When assistants expose a user-visible ambiguity budget alongside hard rules and behavioral defaults, does explicitly showing when an action is blocked due to uncertainty limits ("exceeded your ambiguity budget") versus safety limits ("blocked by side-effect control / hard rule") reduce user miscalibration about what can be overridden, and lower repeated override attempts on structurally unsafe actions?
legible-model-behavior | Updated at
Answer
Yes, exposing a user-visible ambiguity budget and clearly distinguishing “blocked by uncertainty limits” from “blocked by safety limits / hard rules” is likely to reduce miscalibration about what can be overridden and to lower repeated override attempts on structurally unsafe actions—provided the labels are simple, reused everywhere refusals appear, and accurately reflect the true constraint.
Mechanism in brief:
- When a refusal is tagged as ambiguity-budget-limited, users learn that they can often resolve it by clarifying or relaxing their ambiguity preferences.

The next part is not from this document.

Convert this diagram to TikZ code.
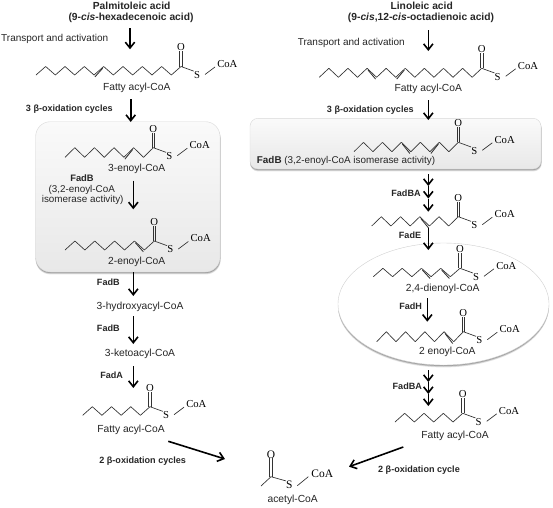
\documentclass[tikz,border=0pt]{standalone}
\usepackage{fontspec}
\setmainfont{Liberation Sans}
\newfontfamily\chemfont{Liberation Serif}
\usetikzlibrary{arrows.meta,calc}
\pgfdeclareradialshading{ellshade}{\pgfpoint{0bp}{0bp}}{color(0bp)=(white); color(32bp)=(white); color(50bp)=(black!20); color(100bp)=(black!20)}
\tikzset{
  lab/.style={inner sep=0pt,text=black!85,font=\fontsize{7.7pt}{9pt}\selectfont},
  blab/.style={lab,font=\fontsize{6.8pt}{8pt}\selectfont\bfseries},
  toplab/.style={lab,font=\fontsize{7.7pt}{9pt}\selectfont\bfseries},
  atom/.style={inner sep=0pt,font=\fontsize{8pt}{9pt}\selectfont\chemfont},
  bond/.style={line width=0.5pt,black!80},
  flow/.style={line width=1.2pt,black,-{Straight Barb[length=4.4pt,width=7pt,line width=1.2pt]}},
}
% \acyl{name}{x0}{ylow}{xC}{yC}{bonds}{double-bond list}
\newcommand{\acyl}[7]{%
  \pgfmathsetmacro{\stepx}{(#4-#2)/#6}
  \pgfmathsetmacro{\stepy}{#3-#5}
  \foreach \i in {1,...,#6}{%
    \pgfmathsetmacro{\xa}{#2+(\i-1)*\stepx}
    \pgfmathsetmacro{\xb}{#2+\i*\stepx}
    \pgfmathsetmacro{\ya}{#3-mod(\i-1,2)*\stepy}
    \pgfmathsetmacro{\yb}{#3-mod(\i,2)*\stepy}
    \draw[bond] (\xa,\ya) -- (\xb,\yb);
  }
  \foreach \i in {#7}{%
    \pgfmathsetmacro{\xa}{#2+(\i-1)*\stepx+1}
    \pgfmathsetmacro{\xb}{#2+\i*\stepx-1}
    \pgfmathsetmacro{\ya}{#3-mod(\i-1,2)*\stepy+1.8}
    \pgfmathsetmacro{\yb}{#3-mod(\i,2)*\stepy+1.8}
    \draw[bond,line width=0.65pt] (\xa,\ya) -- (\xb,\yb);
  }
  \node[atom] (#1O) at (#4,#5-19) {O};
  \node[atom] (#1S) at (#4+16,#5+8.5) {S};
  \node[atom,anchor=west] (#1R) at (#4+36,#5-2.5) {CoA};
  \coordinate (#1C) at (#4,#5);
  \draw[bond,line width=0.6pt] ([xshift=-1pt]#1C) -- ([xshift=-1pt]#1O.south);
  \draw[bond,line width=0.6pt] ([xshift=1pt]#1C) -- ([xshift=1pt]#1O.south);
  \draw[bond] (#1C) -- (#1S.north west);
  \draw[bond] ($(#1C)+(24,8)$) -- ($(#1C)+(34,0.5)$);
}
\newcommand{\flowarrow}[6]{%
  \coordinate (#1a) at (#3,#4);
  \coordinate (#1b) at (#5,#6);
  \draw[#2] (#1a) -- (#1b);
}
\begin{document}
\begin{tikzpicture}[x=0.75pt,y=-0.75pt]
\useasboundingbox (0,0) rectangle (553,507);
\fill[white] (0,0) rectangle (553,507);
% left grey box
\foreach \o/\op in {2.4/0.10,1.7/0.14,1/0.18}{
  \fill[black,opacity=\op,rounded corners=11pt] (35.7,122+\o) rectangle (220+\o*0.3,272+\o);
}
\shade[top color=white!98!black,bottom color=white!91!black,draw=white!85!black,line width=0.3pt,rounded corners=11pt] (35.7,121.7) rectangle (220,272);
% right grey box
\foreach \o/\op in {2.4/0.10,1.7/0.14,1/0.18}{
  \fill[black,opacity=\op,rounded corners=6pt] (250,118.3+\o) rectangle (541+\o*0.3,169+\o);
}
\shade[top color=white!98!black,bottom color=white!91!black,draw=white!85!black,line width=0.3pt,rounded corners=6pt] (250,118.3) rectangle (541,169);
% ellipse
\foreach \o/\op in {2.4/0.10,1.7/0.14,1/0.18}{
  \fill[black,opacity=\op] (443.5,304+\o) ellipse [x radius=105.5,y radius=61];
}
\shade[shading=ellshade] (443.5,304) ellipse [x radius=105.5,y radius=61];
\draw[black!18,line width=0.3pt] (443.5,304) ellipse [x radius=105.5,y radius=61];

% left column texts
\node[toplab] (pal) at (131.7,5.7) {Palmitoleic acid};
\node[toplab] (palb) at (131,18.3) {(9-\textit{cis}-hexadecenoic acid)};
\node[lab,font=\fontsize{7.5pt}{9pt}\selectfont] (tr1) at (54.7,39) {Transport and activation};
\acyl{a}{36}{75}{181}{66.5}{15}{7}
\node[lab] (fa1) at (136.7,88.3) {Fatty acyl-CoA};
\node[blab] (ox1) at (69.3,109) {3 β-oxidation cycles};
\acyl{b}{65}{157.3}{153.3}{147.7}{9}{7}
\node[lab] (en3) at (136.7,169.3) {3-enoyl-CoA};
\node[blab,font=\fontsize{7pt}{8pt}\selectfont\bfseries] (fb1) at (82,178.3) {FadB};
\node[lab,font=\fontsize{7.4pt}{9pt}\selectfont] (fb1a) at (81.7,190) {(3,2-enoyl-CoA};
\node[lab,font=\fontsize{7.4pt}{9pt}\selectfont] (fb1b) at (82.7,200.3) {isomerase activity)};
\acyl{c}{65}{250}{154.3}{241}{9}{8}
\node[lab] (en2) at (136.7,262) {2-enoyl-CoA};
\node[blab] (fb2) at (108.3,282.7) {FadB};
\node[lab] (hy) at (140,307) {3-hydroxyacyl-CoA};
\node[blab] (fb3) at (108.3,328) {FadB};
\node[lab] (ke) at (140,354.3) {3-ketoacyl-CoA};
\node[blab] (fa) at (111.7,375.3) {FadA};
\acyl{d}{82.7}{415.3}{150}{406.7}{7}{}
\node[lab] (fa2) at (131,429.7) {Fatty acyl-CoA};
\node[blab] (ox2) at (142.7,461) {2 β-oxidation cycles};

% right column texts
\node[toplab] (lin) at (421.7,5.7) {Linoleic acid};
\node[toplab] (linb) at (421,18.3) {(9-\textit{cis},12-\textit{cis}-octadienoic acid)};
\node[lab,font=\fontsize{7.5pt}{9pt}\selectfont] (tr2) at (351.3,43.3) {Transport and activation};
\acyl{e}{319.3}{77.3}{481.7}{68.3}{17}{6,9}
\node[lab] (fa3) at (428.3,89) {Fatty acyl-CoA};
\node[blab] (ox3) at (370.3,110) {3 β-oxidation cycles};
\acyl{f}{354}{151.7}{458.3}{142.3}{11}{6,9}
\node[lab,anchor=west,font=\fontsize{7.4pt}{9pt}\selectfont] (fb4) at (256.7,160.7) {\textbf{FadB} (3,2-enoyl-CoA isomerase activity)};
\node[blab] (fba1) at (406,193.3) {FadBA};
\acyl{g}{371.7}{226}{458.3}{216.7}{9}{6}
\node[blab] (fe) at (410,235.7) {FadE};
\acyl{h}{373.3}{276.7}{460}{268.3}{9}{6,8}
\node[lab] (dien) at (442.7,288.7) {2,4-dienoyl-CoA};
\node[blab] (fh) at (410.7,306) {FadH};
\acyl{i}{376.7}{341.7}{463.3}{331.7}{9}{8}
\node[lab] (en2r) at (447.3,351.7) {2 enoyl-CoA};
\node[blab] (fba2) at (407.3,386.7) {FadBA};
\acyl{j}{395}{422}{462.7}{413.3}{7}{}
\node[lab] (fa4) at (455,435.7) {Fatty acyl-CoA};
\node[blab] (ox4) at (419,469.7) {2 β-oxidation cycle};

% acetyl-CoA
\coordinate (kC) at (271,476.7);
\node[atom,font=\fontsize{8.6pt}{9pt}\selectfont\chemfont] (kO) at (271,454.3) {O};
\node[atom,font=\fontsize{8.6pt}{9pt}\selectfont\chemfont] (kS) at (289.3,485) {S};
\node[atom,font=\fontsize{8.6pt}{9pt}\selectfont\chemfont] (kR) at (322.3,473.3) {CoA};
\coordinate (kM) at (261,486);
\draw[bond] (kM) -- (kC) -- (kS.north west);
\draw[bond,line width=0.6pt] ([xshift=-1pt]kC) -- ([xshift=-1pt]kO.south);
\draw[bond,line width=0.6pt] ([xshift=1pt]kC) -- ([xshift=1pt]kO.south);
\coordinate (kL1) at (297.3,485.7);
\coordinate (kL2) at (308.3,476.7);
\draw[bond] (kL1) -- (kL2);
\node[lab] (ace) at (292.7,500) {acetyl-CoA};

% arrows
\flowarrow{p1}{flow}{130}{28}{130}{49.3}
\flowarrow{p2}{flow}{130.7}{99.3}{130.7}{122}
\flowarrow{p3}{flow}{133.3}{180.7}{133.3}{209.3}
\flowarrow{p4}{flow}{133.3}{272}{133.3}{296}
\flowarrow{p5}{flow}{133.3}{316}{133.3}{344}
\flowarrow{p6}{flow}{133.3}{366}{133.3}{388}
\flowarrow{p7}{flow}{168.3}{441.3}{225}{459}
\flowarrow{r1}{flow}{428.3}{30}{428.3}{51}
\flowarrow{r2}{flow}{428.3}{100}{428.3}{120}
\flowarrow{r3}{flow}{428.3}{174}{428.3}{186}
\flowarrow{r4}{flow}{428.3}{186}{428.3}{198.5}
\flowarrow{r5}{flow}{428.3}{198.5}{428.3}{211.7}
\flowarrow{r6}{flow}{428.3}{228}{428.3}{250}
\flowarrow{r7}{flow}{427.3}{298.3}{427.3}{321.7}
\flowarrow{r8}{flow}{428.3}{370}{428.3}{382}
\flowarrow{r9}{flow}{428.3}{382}{428.3}{394}
\flowarrow{r10}{flow}{428.3}{394}{428.3}{406}
\flowarrow{r11}{flow}{403.3}{447}{349}{466.7}
\end{tikzpicture}
\end{document}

- When a refusal is tagged as hard-rule / side-effect-control-limited, users learn that attempts to override are structurally futile and should instead shift to scoped, policy-consistent variants (or escalation to a higher authority if available).
- This mirrors prior findings that labeling rule layers, default origins, and exception scopes reduces misdirected overrides and makes refusals feel more procedurally fair.
So, explicit differentiation between uncertainty limits and safety limits should modestly improve calibration and reduce repeated override attempts on unsafe actions, as long as the UI doesn’t blur these categories or suggest that hard rules are negotiable when they are not.